Instructions for the task: Reproduce every record exactly as it appears, but not the pictures.

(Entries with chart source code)
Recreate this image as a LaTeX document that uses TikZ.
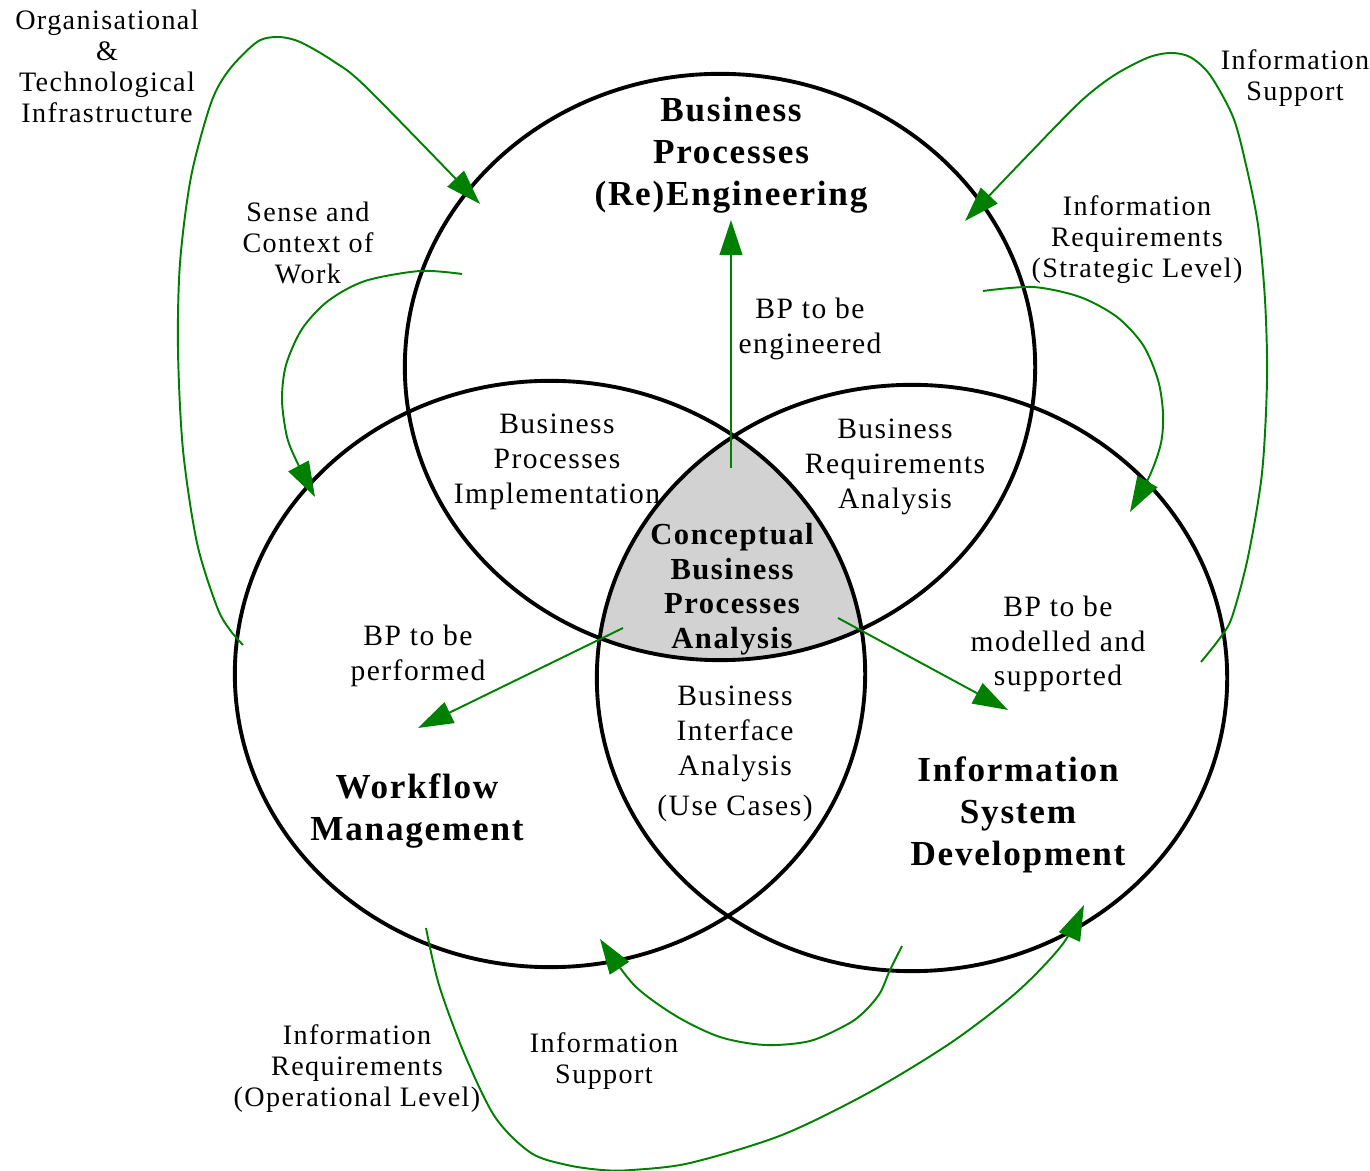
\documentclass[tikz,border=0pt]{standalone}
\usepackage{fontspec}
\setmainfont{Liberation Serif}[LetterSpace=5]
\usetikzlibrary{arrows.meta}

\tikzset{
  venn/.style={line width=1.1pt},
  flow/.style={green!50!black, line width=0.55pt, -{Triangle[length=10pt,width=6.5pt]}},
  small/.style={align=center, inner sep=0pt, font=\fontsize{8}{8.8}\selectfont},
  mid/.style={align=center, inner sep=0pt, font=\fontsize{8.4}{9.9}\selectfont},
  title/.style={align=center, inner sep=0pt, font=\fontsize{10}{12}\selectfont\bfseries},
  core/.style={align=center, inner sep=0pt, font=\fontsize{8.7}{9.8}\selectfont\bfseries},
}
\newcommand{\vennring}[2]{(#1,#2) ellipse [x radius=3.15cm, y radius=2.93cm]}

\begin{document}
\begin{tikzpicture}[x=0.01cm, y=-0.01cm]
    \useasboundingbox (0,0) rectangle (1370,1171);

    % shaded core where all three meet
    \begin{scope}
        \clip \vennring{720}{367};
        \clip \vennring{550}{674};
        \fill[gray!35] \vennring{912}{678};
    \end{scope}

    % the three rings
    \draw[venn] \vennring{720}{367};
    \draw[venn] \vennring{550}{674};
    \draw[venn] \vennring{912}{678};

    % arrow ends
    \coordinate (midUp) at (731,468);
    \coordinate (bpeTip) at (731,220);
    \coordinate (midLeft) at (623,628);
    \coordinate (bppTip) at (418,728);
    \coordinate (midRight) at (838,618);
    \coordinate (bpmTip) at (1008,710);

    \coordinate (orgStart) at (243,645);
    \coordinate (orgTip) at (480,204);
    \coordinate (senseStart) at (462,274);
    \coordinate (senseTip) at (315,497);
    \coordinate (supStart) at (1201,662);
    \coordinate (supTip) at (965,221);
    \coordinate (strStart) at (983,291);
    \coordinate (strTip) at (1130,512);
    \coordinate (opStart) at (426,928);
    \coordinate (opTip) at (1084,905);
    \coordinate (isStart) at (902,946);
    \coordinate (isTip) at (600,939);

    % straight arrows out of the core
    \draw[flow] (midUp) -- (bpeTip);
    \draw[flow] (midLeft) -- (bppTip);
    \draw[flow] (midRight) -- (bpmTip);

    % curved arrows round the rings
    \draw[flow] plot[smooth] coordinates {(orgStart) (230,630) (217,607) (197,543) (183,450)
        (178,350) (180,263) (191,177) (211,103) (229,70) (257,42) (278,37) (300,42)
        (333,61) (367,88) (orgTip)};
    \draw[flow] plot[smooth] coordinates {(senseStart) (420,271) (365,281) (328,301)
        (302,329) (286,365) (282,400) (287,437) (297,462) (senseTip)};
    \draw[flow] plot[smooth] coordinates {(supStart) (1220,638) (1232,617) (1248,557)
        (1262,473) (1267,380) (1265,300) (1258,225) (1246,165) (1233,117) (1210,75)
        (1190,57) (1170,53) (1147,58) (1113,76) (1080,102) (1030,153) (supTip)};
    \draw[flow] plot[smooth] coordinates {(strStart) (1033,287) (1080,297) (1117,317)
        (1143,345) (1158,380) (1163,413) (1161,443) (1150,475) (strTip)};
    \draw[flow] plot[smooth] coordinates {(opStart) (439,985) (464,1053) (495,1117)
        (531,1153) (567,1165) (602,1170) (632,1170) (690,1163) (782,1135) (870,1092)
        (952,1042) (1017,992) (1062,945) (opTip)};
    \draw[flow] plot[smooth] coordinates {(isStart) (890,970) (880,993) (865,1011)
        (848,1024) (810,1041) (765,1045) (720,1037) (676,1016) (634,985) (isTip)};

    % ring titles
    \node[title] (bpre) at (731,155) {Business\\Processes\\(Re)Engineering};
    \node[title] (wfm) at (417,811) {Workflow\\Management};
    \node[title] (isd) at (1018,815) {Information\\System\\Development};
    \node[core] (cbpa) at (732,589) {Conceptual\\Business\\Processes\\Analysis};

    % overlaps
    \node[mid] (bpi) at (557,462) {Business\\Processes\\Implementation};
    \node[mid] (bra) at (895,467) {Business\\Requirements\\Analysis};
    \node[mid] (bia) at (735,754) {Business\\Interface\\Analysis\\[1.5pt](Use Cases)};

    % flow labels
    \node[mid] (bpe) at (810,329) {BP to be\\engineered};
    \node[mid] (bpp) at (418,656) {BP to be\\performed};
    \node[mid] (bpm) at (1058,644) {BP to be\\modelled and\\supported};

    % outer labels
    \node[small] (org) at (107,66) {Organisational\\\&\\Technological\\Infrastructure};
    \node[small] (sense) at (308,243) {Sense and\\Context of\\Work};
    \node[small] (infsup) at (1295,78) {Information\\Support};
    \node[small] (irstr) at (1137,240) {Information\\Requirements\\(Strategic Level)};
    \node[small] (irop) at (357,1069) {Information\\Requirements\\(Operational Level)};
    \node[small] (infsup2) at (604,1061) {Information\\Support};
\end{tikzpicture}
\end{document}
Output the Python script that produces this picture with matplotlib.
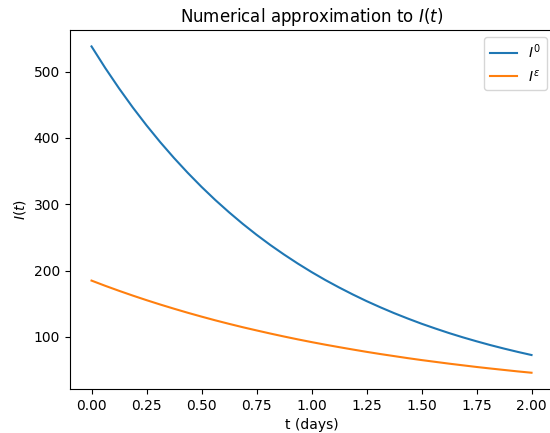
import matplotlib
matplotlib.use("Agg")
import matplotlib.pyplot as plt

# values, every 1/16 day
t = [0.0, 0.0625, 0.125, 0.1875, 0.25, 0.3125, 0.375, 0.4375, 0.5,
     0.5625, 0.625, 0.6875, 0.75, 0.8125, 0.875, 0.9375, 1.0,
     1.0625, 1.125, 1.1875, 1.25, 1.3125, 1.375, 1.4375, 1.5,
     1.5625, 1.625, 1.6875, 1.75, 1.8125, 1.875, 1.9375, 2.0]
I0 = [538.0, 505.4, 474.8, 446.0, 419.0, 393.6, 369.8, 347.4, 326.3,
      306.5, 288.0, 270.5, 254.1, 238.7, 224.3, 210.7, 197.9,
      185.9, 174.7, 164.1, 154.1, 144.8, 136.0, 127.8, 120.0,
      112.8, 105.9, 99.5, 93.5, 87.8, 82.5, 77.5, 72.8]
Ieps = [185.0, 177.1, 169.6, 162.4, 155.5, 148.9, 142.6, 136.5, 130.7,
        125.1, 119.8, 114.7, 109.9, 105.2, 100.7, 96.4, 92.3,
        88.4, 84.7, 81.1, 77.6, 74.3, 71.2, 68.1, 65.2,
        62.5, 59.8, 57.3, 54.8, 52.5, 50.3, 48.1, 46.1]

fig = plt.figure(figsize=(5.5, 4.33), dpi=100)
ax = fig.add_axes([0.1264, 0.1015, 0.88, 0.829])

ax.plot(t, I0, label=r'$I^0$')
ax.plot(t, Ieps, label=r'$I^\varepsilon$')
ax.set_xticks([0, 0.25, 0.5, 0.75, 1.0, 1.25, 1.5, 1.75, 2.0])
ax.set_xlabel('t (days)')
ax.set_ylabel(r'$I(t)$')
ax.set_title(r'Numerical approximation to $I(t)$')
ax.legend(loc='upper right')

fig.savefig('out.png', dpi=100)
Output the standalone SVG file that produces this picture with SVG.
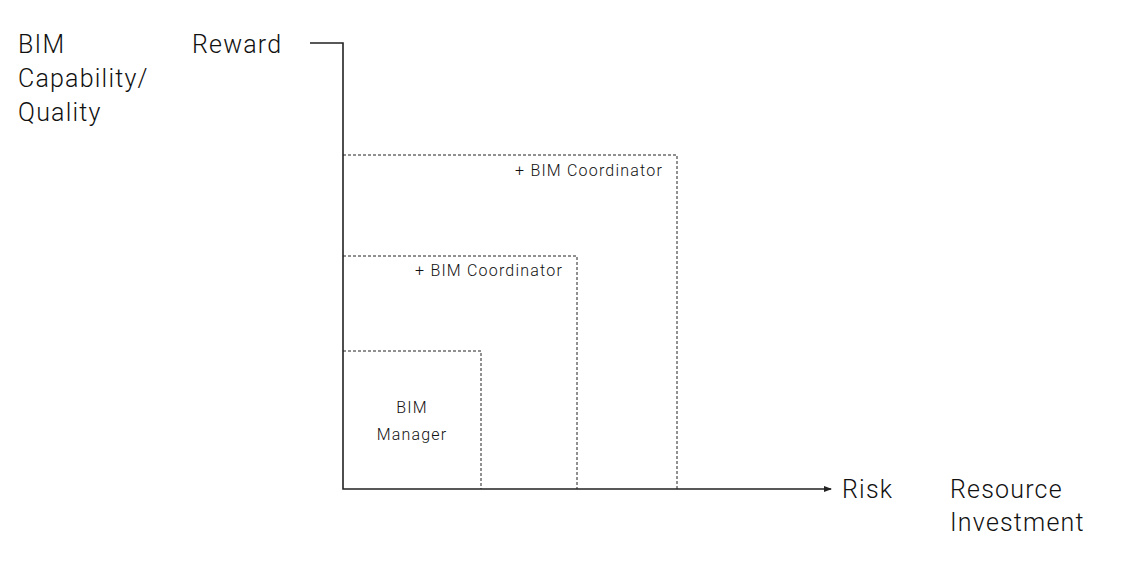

Result of the exercise:
Recreate this image as a LaTeX document that uses TikZ.
\documentclass[tikz,border=0pt]{standalone}
\usepackage{fontspec}
\setmainfont{Liberation Serif}[LetterSpace=5]
\usetikzlibrary{arrows.meta}

\tikzset{
  venn/.style={line width=1.1pt},
  flow/.style={green!50!black, line width=0.55pt, -{Triangle[length=10pt,width=6.5pt]}},
  small/.style={align=center, inner sep=0pt, font=\fontsize{8}{8.8}\selectfont},
  mid/.style={align=center, inner sep=0pt, font=\fontsize{8.4}{9.9}\selectfont},
  title/.style={align=center, inner sep=0pt, font=\fontsize{10}{12}\selectfont\bfseries},
  core/.style={align=center, inner sep=0pt, font=\fontsize{8.7}{9.8}\selectfont\bfseries},
}
\newcommand{\vennring}[2]{(#1,#2) ellipse [x radius=3.15cm, y radius=2.93cm]}

\begin{document}
\begin{tikzpicture}[x=0.01cm, y=-0.01cm]
    \useasboundingbox (0,0) rectangle (1370,1171);

    % shaded core where all three meet
    \begin{scope}
        \clip \vennring{720}{367};
        \clip \vennring{550}{674};
        \fill[gray!35] \vennring{912}{678};
    \end{scope}

    % the three rings
    \draw[venn] \vennring{720}{367};
    \draw[venn] \vennring{550}{674};
    \draw[venn] \vennring{912}{678};

    % arrow ends
    \coordinate (midUp) at (731,468);
    \coordinate (bpeTip) at (731,220);
    \coordinate (midLeft) at (623,628);
    \coordinate (bppTip) at (418,728);
    \coordinate (midRight) at (838,618);
    \coordinate (bpmTip) at (1008,710);

    \coordinate (orgStart) at (243,645);
    \coordinate (orgTip) at (480,204);
    \coordinate (senseStart) at (462,274);
    \coordinate (senseTip) at (315,497);
    \coordinate (supStart) at (1201,662);
    \coordinate (supTip) at (965,221);
    \coordinate (strStart) at (983,291);
    \coordinate (strTip) at (1130,512);
    \coordinate (opStart) at (426,928);
    \coordinate (opTip) at (1084,905);
    \coordinate (isStart) at (902,946);
    \coordinate (isTip) at (600,939);

    % straight arrows out of the core
    \draw[flow] (midUp) -- (bpeTip);
    \draw[flow] (midLeft) -- (bppTip);
    \draw[flow] (midRight) -- (bpmTip);

    % curved arrows round the rings
    \draw[flow] plot[smooth] coordinates {(orgStart) (230,630) (217,607) (197,543) (183,450)
        (178,350) (180,263) (191,177) (211,103) (229,70) (257,42) (278,37) (300,42)
        (333,61) (367,88) (orgTip)};
    \draw[flow] plot[smooth] coordinates {(senseStart) (420,271) (365,281) (328,301)
        (302,329) (286,365) (282,400) (287,437) (297,462) (senseTip)};
    \draw[flow] plot[smooth] coordinates {(supStart) (1220,638) (1232,617) (1248,557)
        (1262,473) (1267,380) (1265,300) (1258,225) (1246,165) (1233,117) (1210,75)
        (1190,57) (1170,53) (1147,58) (1113,76) (1080,102) (1030,153) (supTip)};
    \draw[flow] plot[smooth] coordinates {(strStart) (1033,287) (1080,297) (1117,317)
        (1143,345) (1158,380) (1163,413) (1161,443) (1150,475) (strTip)};
    \draw[flow] plot[smooth] coordinates {(opStart) (439,985) (464,1053) (495,1117)
        (531,1153) (567,1165) (602,1170) (632,1170) (690,1163) (782,1135) (870,1092)
        (952,1042) (1017,992) (1062,945) (opTip)};
    \draw[flow] plot[smooth] coordinates {(isStart) (890,970) (880,993) (865,1011)
        (848,1024) (810,1041) (765,1045) (720,1037) (676,1016) (634,985) (isTip)};

    % ring titles
    \node[title] (bpre) at (731,155) {Business\\Processes\\(Re)Engineering};
    \node[title] (wfm) at (417,811) {Workflow\\Management};
    \node[title] (isd) at (1018,815) {Information\\System\\Development};
    \node[core] (cbpa) at (732,589) {Conceptual\\Business\\Processes\\Analysis};

    % overlaps
    \node[mid] (bpi) at (557,462) {Business\\Processes\\Implementation};
    \node[mid] (bra) at (895,467) {Business\\Requirements\\Analysis};
    \node[mid] (bia) at (735,754) {Business\\Interface\\Analysis\\[1.5pt](Use Cases)};

    % flow labels
    \node[mid] (bpe) at (810,329) {BP to be\\engineered};
    \node[mid] (bpp) at (418,656) {BP to be\\performed};
    \node[mid] (bpm) at (1058,644) {BP to be\\modelled and\\supported};

    % outer labels
    \node[small] (org) at (107,66) {Organisational\\\&\\Technological\\Infrastructure};
    \node[small] (sense) at (308,243) {Sense and\\Context of\\Work};
    \node[small] (infsup) at (1295,78) {Information\\Support};
    \node[small] (irstr) at (1137,240) {Information\\Requirements\\(Strategic Level)};
    \node[small] (irop) at (357,1069) {Information\\Requirements\\(Operational Level)};
    \node[small] (infsup2) at (604,1061) {Information\\Support};
\end{tikzpicture}
\end{document}
Output the Python script that produces this picture with matplotlib.
import matplotlib
matplotlib.use("Agg")
import matplotlib.pyplot as plt

# values, every 1/16 day
t = [0.0, 0.0625, 0.125, 0.1875, 0.25, 0.3125, 0.375, 0.4375, 0.5,
     0.5625, 0.625, 0.6875, 0.75, 0.8125, 0.875, 0.9375, 1.0,
     1.0625, 1.125, 1.1875, 1.25, 1.3125, 1.375, 1.4375, 1.5,
     1.5625, 1.625, 1.6875, 1.75, 1.8125, 1.875, 1.9375, 2.0]
I0 = [538.0, 505.4, 474.8, 446.0, 419.0, 393.6, 369.8, 347.4, 326.3,
      306.5, 288.0, 270.5, 254.1, 238.7, 224.3, 210.7, 197.9,
      185.9, 174.7, 164.1, 154.1, 144.8, 136.0, 127.8, 120.0,
      112.8, 105.9, 99.5, 93.5, 87.8, 82.5, 77.5, 72.8]
Ieps = [185.0, 177.1, 169.6, 162.4, 155.5, 148.9, 142.6, 136.5, 130.7,
        125.1, 119.8, 114.7, 109.9, 105.2, 100.7, 96.4, 92.3,
        88.4, 84.7, 81.1, 77.6, 74.3, 71.2, 68.1, 65.2,
        62.5, 59.8, 57.3, 54.8, 52.5, 50.3, 48.1, 46.1]

fig = plt.figure(figsize=(5.5, 4.33), dpi=100)
ax = fig.add_axes([0.1264, 0.1015, 0.88, 0.829])

ax.plot(t, I0, label=r'$I^0$')
ax.plot(t, Ieps, label=r'$I^\varepsilon$')
ax.set_xticks([0, 0.25, 0.5, 0.75, 1.0, 1.25, 1.5, 1.75, 2.0])
ax.set_xlabel('t (days)')
ax.set_ylabel(r'$I(t)$')
ax.set_title(r'Numerical approximation to $I(t)$')
ax.legend(loc='upper right')

fig.savefig('out.png', dpi=100)
Output the standalone SVG file that produces this picture with SVG.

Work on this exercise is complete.